REQUIREMENTS
Your task is to restate the data word for word.
────
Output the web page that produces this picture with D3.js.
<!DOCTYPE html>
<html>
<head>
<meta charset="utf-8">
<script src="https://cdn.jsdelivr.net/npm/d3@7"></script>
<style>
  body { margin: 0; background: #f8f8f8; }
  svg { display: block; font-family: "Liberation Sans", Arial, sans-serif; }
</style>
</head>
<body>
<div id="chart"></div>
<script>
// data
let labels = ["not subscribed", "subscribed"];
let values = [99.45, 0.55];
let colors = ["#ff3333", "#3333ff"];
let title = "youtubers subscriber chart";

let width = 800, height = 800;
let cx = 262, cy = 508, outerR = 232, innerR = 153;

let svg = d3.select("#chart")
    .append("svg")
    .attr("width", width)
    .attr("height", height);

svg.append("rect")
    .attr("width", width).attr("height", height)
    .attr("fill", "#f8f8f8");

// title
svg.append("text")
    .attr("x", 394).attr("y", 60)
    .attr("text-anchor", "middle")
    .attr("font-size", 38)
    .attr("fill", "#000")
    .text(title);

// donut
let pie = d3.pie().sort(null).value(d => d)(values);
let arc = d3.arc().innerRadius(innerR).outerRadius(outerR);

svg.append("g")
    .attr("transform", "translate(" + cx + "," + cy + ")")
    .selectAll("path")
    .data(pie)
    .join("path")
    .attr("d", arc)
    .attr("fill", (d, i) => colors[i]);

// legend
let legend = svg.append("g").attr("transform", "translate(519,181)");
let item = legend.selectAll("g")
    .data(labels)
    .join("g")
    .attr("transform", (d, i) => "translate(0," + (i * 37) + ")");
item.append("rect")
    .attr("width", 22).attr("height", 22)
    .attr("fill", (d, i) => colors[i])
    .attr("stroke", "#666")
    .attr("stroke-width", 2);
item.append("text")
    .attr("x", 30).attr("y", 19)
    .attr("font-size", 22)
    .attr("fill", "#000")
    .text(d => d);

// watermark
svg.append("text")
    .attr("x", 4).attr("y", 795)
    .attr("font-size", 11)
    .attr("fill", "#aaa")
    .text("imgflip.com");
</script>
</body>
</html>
────
OUTPUT OF THE EXERCISE
Output the web page that produces this picture with D3.js.
<!DOCTYPE html>
<html>
<head>
<meta charset="utf-8">
<script src="https://cdn.jsdelivr.net/npm/d3@7"></script>
<style>
  body { margin: 0; background: #f8f8f8; }
  svg { display: block; font-family: "Liberation Sans", Arial, sans-serif; }
</style>
</head>
<body>
<div id="chart"></div>
<script>
// data
let labels = ["not subscribed", "subscribed"];
let values = [99.45, 0.55];
let colors = ["#ff3333", "#3333ff"];
let title = "youtubers subscriber chart";

let width = 800, height = 800;
let cx = 262, cy = 508, outerR = 232, innerR = 153;

let svg = d3.select("#chart")
    .append("svg")
    .attr("width", width)
    .attr("height", height);

svg.append("rect")
    .attr("width", width).attr("height", height)
    .attr("fill", "#f8f8f8");

// title
svg.append("text")
    .attr("x", 394).attr("y", 60)
    .attr("text-anchor", "middle")
    .attr("font-size", 38)
    .attr("fill", "#000")
    .text(title);

// donut
let pie = d3.pie().sort(null).value(d => d)(values);
let arc = d3.arc().innerRadius(innerR).outerRadius(outerR);

svg.append("g")
    .attr("transform", "translate(" + cx + "," + cy + ")")
    .selectAll("path")
    .data(pie)
    .join("path")
    .attr("d", arc)
    .attr("fill", (d, i) => colors[i]);

// legend
let legend = svg.append("g").attr("transform", "translate(519,181)");
let item = legend.selectAll("g")
    .data(labels)
    .join("g")
    .attr("transform", (d, i) => "translate(0," + (i * 37) + ")");
item.append("rect")
    .attr("width", 22).attr("height", 22)
    .attr("fill", (d, i) => colors[i])
    .attr("stroke", "#666")
    .attr("stroke-width", 2);
item.append("text")
    .attr("x", 30).attr("y", 19)
    .attr("font-size", 22)
    .attr("fill", "#000")
    .text(d => d);

// watermark
svg.append("text")
    .attr("x", 4).attr("y", 795)
    .attr("font-size", 11)
    .attr("fill", "#aaa")
    .text("imgflip.com");
</script>
</body>
</html>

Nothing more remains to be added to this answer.